> _Requirement_
Can you write out all the lines word for word, with no pictures?
---------- Available data
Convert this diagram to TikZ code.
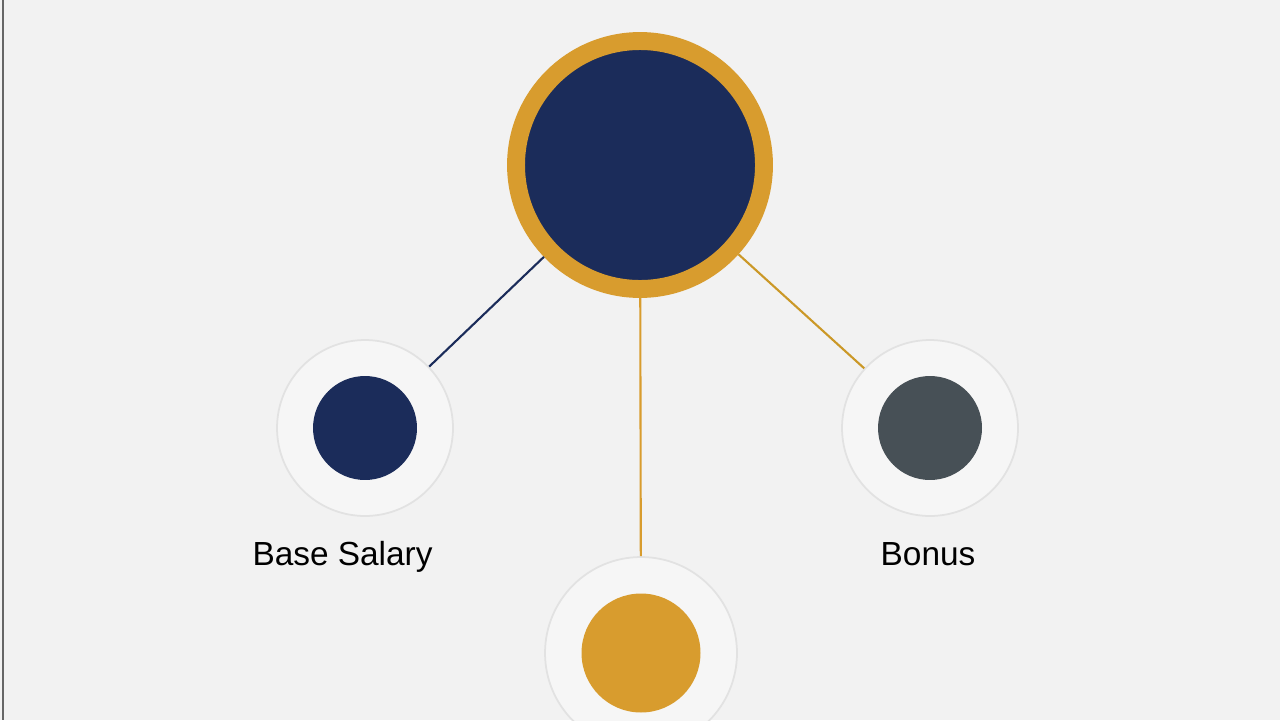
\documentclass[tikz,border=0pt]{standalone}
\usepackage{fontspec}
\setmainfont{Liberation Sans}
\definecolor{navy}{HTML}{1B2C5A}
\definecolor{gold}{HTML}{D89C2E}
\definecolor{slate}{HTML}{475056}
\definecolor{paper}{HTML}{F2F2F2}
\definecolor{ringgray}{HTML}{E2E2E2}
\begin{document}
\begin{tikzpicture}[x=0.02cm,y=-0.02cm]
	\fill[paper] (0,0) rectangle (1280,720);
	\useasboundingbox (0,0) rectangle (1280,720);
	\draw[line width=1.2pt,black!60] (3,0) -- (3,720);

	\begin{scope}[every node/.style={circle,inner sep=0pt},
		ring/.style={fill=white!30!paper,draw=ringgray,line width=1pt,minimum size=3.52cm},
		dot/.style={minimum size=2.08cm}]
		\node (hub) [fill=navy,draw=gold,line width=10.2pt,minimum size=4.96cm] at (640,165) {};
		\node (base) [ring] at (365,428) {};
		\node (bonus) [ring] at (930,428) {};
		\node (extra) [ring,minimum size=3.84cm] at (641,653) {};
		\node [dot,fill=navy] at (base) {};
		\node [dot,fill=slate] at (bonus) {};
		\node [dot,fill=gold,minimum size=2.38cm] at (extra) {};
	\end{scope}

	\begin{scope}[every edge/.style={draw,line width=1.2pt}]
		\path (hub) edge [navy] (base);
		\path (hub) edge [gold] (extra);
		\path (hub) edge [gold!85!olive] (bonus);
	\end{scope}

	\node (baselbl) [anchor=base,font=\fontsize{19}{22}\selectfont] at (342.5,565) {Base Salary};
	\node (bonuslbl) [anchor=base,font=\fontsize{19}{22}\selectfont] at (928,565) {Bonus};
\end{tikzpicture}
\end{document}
--------------------
> _Correct output_
Convert this diagram to TikZ code.
\documentclass[tikz,border=0pt]{standalone}
\usepackage{fontspec}
\setmainfont{Liberation Sans}
\definecolor{navy}{HTML}{1B2C5A}
\definecolor{gold}{HTML}{D89C2E}
\definecolor{slate}{HTML}{475056}
\definecolor{paper}{HTML}{F2F2F2}
\definecolor{ringgray}{HTML}{E2E2E2}
\begin{document}
\begin{tikzpicture}[x=0.02cm,y=-0.02cm]
	\fill[paper] (0,0) rectangle (1280,720);
	\useasboundingbox (0,0) rectangle (1280,720);
	\draw[line width=1.2pt,black!60] (3,0) -- (3,720);

	\begin{scope}[every node/.style={circle,inner sep=0pt},
		ring/.style={fill=white!30!paper,draw=ringgray,line width=1pt,minimum size=3.52cm},
		dot/.style={minimum size=2.08cm}]
		\node (hub) [fill=navy,draw=gold,line width=10.2pt,minimum size=4.96cm] at (640,165) {};
		\node (base) [ring] at (365,428) {};
		\node (bonus) [ring] at (930,428) {};
		\node (extra) [ring,minimum size=3.84cm] at (641,653) {};
		\node [dot,fill=navy] at (base) {};
		\node [dot,fill=slate] at (bonus) {};
		\node [dot,fill=gold,minimum size=2.38cm] at (extra) {};
	\end{scope}

	\begin{scope}[every edge/.style={draw,line width=1.2pt}]
		\path (hub) edge [navy] (base);
		\path (hub) edge [gold] (extra);
		\path (hub) edge [gold!85!olive] (bonus);
	\end{scope}

	\node (baselbl) [anchor=base,font=\fontsize{19}{22}\selectfont] at (342.5,565) {Base Salary};
	\node (bonuslbl) [anchor=base,font=\fontsize{19}{22}\selectfont] at (928,565) {Bonus};
\end{tikzpicture}
\end{document}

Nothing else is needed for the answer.